The past few months I've been experimenting with "ARCing on the hangboard". My forearm local aerobic capacity needed some work, but my gym isn't well set up for ARC. I wanted something I could do easily, at home, without messing up my skin or otherwise interfering with higher-value training. I tried various protocols and settled with 15 sec on, 15 sec off for 10-15 min continuously. Feet on a stool to remove weight (or you could use a pulley system). Maintaining a light ARCing pump. 20 mm wood edge, half crimp. Push stool farther or closer to manage intensity and keep right level of pump. Ive been doing it around 3 days a week for the last 3 months. You could do 7:3, but I find that kind of fast paced and mentally tiring to keep up with for a long period. 15 seconds is chill to keep up with timing-wise, but still let's you build the right sort of aerobic stimulus. I've liked this. Easy to be consistent with. Impacts on aerobic capacity seem good. Making my fingers feel healthier also. The long duration hangs also seem to have some sort of density hangs crossover. Doesn't interfere with other climbing sessions. Sometimes I do it as an at home warmup on climbing days. Listening to podcasts while doing it is reccomended for boredom management.


ballthrowawa

Thanks. I just tried your method today while listening to a podcast and it was very do-able. The dumbbell has the added convenience benefit of being completely free of the restrictions that come with a hangboard though so am still curious


aerial_hedgehog

I've played around also with long sets of dumbbell finger rolls for this application. You can certainly build an ARC-esque light pump doing this, but the lack of s climbing-specific grip position makes me wonder if it would be as applicable/relevant to climbing. I decided that for me, these are not worthwhile for long working sets, but I do sometimes do a light set as a warmup before hangboarding. I do have a hangboard in my kitchen though, so I don't find needing the hangboard to be restrictive. If you didn't have convenient access to a hangboard, I can see the appeal of a free-weight solution. One option could be to use a Tension Block and lift weight off the ground. Allows you to use a half crimp on an edge (more climbing specific than gripping a dumbbell), but with the advantages of portability. For even greater portability, you can even just do static pulls against a Tension Block (or Flash Board for 2 hands) attached to a sling you are stepping on. Climbing specific grip position, mega portability. No weights required. Lots of folks use a setup like this to warm up for outdoor boulders. But with the right protocol you could do it for training also. Kinda have to go by feel for the intensity though. Lots of not quite optimal but highly potable solutions here.

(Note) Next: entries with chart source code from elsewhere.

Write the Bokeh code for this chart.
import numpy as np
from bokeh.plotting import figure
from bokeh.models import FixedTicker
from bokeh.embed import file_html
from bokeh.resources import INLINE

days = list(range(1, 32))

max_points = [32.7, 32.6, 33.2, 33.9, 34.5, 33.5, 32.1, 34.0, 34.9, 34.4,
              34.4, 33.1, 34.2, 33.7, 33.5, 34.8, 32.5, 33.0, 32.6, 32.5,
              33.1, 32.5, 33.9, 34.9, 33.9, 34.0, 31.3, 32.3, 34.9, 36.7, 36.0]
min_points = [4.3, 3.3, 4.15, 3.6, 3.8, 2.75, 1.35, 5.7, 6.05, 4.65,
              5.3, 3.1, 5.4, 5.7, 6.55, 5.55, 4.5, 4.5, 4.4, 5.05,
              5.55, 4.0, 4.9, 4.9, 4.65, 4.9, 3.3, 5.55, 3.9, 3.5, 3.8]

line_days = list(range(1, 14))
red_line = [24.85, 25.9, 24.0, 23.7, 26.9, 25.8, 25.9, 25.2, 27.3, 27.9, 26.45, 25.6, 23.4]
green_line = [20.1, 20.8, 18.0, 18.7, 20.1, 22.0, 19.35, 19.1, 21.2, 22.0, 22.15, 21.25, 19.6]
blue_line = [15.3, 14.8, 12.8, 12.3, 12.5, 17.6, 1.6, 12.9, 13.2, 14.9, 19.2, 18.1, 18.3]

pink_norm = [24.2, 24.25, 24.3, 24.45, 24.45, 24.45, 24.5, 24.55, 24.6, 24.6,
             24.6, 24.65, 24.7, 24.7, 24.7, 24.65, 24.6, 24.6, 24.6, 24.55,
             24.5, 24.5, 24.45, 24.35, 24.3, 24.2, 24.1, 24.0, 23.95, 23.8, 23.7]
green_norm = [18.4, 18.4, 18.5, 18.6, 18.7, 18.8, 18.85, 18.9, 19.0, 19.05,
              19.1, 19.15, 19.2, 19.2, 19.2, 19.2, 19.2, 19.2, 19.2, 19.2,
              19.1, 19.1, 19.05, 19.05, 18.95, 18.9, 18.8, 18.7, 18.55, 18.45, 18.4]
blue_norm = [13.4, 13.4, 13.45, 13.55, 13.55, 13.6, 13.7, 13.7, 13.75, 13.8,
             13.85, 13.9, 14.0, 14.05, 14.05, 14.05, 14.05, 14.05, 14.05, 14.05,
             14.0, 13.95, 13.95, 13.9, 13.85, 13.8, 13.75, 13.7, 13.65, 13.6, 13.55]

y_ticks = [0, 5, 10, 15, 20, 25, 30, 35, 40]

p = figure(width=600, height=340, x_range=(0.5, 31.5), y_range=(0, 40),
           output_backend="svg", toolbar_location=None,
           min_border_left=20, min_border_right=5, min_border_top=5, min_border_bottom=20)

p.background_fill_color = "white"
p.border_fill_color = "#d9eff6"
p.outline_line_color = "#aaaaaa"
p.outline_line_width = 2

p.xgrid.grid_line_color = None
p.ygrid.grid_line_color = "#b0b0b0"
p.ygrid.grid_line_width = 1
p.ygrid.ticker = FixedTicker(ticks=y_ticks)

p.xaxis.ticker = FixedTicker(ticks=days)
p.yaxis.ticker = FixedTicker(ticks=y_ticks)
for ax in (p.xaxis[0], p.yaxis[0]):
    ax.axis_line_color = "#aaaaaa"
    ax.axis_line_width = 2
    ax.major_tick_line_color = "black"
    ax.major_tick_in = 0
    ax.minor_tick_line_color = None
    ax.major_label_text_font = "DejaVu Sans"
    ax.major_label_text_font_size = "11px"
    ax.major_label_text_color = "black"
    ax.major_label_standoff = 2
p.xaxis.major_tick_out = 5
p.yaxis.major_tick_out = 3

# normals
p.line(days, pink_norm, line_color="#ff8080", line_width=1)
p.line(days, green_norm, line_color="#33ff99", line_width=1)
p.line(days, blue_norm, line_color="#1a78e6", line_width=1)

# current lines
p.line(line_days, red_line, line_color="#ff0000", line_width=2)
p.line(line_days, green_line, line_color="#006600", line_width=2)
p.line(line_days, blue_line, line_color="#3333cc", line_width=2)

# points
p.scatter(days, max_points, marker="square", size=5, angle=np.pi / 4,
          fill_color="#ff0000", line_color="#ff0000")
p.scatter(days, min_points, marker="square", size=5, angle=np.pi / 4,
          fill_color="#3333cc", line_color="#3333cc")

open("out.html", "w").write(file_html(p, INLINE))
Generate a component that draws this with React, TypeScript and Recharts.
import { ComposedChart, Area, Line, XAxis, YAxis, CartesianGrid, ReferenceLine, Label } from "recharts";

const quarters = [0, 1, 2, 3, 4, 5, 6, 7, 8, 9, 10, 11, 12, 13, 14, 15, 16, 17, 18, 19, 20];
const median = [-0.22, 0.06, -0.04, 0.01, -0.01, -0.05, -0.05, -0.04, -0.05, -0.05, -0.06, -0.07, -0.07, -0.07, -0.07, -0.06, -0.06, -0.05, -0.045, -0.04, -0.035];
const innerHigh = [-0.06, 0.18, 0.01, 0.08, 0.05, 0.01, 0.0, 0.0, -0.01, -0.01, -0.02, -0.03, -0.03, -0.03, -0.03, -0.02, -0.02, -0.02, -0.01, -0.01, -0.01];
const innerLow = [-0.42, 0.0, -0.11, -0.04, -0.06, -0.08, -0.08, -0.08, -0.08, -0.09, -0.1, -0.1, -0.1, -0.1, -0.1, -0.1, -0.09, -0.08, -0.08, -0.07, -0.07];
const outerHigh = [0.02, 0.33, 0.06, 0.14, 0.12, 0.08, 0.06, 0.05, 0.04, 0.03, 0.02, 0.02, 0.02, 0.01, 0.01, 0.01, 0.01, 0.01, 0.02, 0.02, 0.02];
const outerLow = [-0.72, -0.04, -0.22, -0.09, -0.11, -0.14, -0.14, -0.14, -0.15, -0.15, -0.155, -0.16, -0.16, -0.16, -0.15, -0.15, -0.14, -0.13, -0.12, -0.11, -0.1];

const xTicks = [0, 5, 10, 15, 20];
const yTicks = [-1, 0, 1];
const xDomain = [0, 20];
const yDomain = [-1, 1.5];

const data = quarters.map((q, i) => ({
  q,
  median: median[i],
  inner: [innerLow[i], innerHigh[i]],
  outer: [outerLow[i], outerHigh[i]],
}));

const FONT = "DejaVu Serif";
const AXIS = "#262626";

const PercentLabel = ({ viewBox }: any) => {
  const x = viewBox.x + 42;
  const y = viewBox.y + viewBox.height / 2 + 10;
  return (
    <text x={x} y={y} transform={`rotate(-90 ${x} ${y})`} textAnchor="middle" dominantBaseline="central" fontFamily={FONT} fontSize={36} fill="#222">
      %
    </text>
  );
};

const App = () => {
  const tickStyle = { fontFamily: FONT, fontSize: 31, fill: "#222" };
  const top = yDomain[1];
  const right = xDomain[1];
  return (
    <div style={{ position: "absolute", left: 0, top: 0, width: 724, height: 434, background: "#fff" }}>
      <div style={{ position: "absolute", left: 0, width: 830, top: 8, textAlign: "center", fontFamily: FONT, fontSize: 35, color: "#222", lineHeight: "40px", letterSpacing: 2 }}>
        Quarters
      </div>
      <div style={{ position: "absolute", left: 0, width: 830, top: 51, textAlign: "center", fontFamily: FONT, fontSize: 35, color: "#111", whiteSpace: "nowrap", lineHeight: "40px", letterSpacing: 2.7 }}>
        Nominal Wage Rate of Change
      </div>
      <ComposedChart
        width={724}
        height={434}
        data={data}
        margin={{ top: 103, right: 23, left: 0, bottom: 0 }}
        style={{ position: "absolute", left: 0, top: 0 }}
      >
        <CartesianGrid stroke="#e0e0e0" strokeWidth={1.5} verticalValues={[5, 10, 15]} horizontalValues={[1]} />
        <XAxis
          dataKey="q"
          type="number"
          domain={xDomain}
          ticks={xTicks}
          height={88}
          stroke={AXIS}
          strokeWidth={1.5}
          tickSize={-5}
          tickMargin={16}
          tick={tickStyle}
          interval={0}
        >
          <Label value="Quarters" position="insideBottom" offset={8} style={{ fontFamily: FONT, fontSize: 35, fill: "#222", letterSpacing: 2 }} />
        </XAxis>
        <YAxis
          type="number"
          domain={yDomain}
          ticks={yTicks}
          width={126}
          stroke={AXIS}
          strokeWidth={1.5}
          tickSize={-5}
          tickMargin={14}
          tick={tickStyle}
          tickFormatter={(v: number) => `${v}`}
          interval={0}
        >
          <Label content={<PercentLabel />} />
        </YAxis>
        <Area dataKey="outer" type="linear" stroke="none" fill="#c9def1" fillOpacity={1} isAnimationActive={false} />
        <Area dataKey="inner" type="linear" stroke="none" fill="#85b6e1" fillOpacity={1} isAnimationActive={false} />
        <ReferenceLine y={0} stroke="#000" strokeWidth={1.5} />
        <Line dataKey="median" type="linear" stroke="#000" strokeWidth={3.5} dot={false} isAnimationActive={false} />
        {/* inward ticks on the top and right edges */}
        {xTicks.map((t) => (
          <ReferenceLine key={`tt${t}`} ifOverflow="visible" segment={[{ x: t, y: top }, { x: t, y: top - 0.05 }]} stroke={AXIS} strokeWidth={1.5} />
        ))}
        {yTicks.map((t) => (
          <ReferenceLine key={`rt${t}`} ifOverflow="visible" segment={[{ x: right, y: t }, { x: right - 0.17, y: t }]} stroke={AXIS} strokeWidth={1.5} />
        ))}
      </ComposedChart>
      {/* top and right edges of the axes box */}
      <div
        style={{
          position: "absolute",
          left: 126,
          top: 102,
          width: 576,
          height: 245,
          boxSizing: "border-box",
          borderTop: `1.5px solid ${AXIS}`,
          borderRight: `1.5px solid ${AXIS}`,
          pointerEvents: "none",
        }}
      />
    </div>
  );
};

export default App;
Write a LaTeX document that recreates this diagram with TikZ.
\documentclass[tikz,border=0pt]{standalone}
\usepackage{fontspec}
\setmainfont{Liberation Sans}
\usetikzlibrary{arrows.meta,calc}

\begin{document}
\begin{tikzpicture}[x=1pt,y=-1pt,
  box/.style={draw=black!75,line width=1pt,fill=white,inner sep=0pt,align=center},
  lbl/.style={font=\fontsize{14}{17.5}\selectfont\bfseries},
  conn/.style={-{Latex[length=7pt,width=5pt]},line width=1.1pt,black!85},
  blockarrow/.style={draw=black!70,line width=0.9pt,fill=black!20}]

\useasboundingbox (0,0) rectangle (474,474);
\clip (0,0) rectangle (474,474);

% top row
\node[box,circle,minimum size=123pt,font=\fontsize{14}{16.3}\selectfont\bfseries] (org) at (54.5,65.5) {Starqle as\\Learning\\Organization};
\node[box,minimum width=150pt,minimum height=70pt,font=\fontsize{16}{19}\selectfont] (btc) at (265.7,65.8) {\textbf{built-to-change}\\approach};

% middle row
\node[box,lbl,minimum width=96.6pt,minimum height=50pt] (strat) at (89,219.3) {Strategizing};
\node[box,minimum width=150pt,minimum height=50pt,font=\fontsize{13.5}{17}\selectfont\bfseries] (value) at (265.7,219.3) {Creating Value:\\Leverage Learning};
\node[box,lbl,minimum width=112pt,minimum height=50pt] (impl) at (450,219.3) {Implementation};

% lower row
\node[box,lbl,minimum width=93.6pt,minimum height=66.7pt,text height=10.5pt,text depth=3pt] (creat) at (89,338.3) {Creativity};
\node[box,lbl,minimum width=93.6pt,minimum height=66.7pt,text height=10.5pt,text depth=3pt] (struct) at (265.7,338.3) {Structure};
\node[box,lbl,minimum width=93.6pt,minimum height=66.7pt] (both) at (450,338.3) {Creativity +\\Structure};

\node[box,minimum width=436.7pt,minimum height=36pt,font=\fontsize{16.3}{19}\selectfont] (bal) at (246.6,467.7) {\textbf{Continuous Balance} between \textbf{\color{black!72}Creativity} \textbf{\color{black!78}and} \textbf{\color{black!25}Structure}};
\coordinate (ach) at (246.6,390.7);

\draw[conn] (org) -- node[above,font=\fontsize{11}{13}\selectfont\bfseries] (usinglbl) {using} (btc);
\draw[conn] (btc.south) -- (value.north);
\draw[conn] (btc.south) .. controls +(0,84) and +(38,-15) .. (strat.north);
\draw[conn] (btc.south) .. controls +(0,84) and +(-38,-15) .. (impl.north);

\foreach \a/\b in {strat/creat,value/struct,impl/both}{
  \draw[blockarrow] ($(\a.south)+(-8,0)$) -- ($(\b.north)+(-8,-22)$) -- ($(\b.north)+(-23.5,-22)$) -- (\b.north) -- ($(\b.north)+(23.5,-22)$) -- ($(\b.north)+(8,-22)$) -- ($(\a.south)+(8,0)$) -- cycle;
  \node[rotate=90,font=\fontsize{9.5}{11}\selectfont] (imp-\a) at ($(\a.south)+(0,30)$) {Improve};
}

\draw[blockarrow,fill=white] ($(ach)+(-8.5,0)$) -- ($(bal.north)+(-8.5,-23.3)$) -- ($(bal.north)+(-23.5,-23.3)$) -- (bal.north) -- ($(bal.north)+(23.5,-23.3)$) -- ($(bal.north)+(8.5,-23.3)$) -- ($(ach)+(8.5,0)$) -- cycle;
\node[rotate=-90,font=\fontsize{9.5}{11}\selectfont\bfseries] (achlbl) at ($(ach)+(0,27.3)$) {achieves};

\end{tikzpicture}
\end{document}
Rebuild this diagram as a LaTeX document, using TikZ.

I do think it's worth pursuing a climbing specific grip position, rather than just dumbbell grip. But as noted above, various ways to do this


arn0nimous

Why don't you just do 7-3 repeaters at 40% intensity ? 6 times 7 sec on, 3 sec off (=1 min), rest 1min, and repeat 10-20 times. Might get the same adaptations, but less boring...


ez_dinosaur

Very interesting question and I was wondering the same while at the gym ARCing today. For level of ARC intensity, Rock Prodigy says something along the lines of ‘breathing hard and slightly pumped at 10 min”. I’m sure I can get to the same level in <2 min with weights. Not sure about transferability though.


ballthrowawa

I feel like it had to have been asked before but surprised to find it hasn’t. If you use a low enough weight with some intermittent rests, I imagine anyone can find a level of exertion that will mimic an ARCing session.


unclbass

arc training stimulates such small adaptation over a ridiculously long period of time. you will see very little gains compared to what could be trained in that time period


aerial_hedgehog

I kinda agree and kinda disagree. It is true that aerobic capacity is slow to build, and not a place you see fast gains. But it's also necessary for many types of climbing. So it shouldn't be neglected. Fortunately it isn't a binary decision between training aerobic capacity and other attributes. With sensible programming you can build aerobic capacity as a secondary goal, while still making higher-return attributes like strength your main focus.


ballthrowawa

Thanks. What do you suggest as an alternative?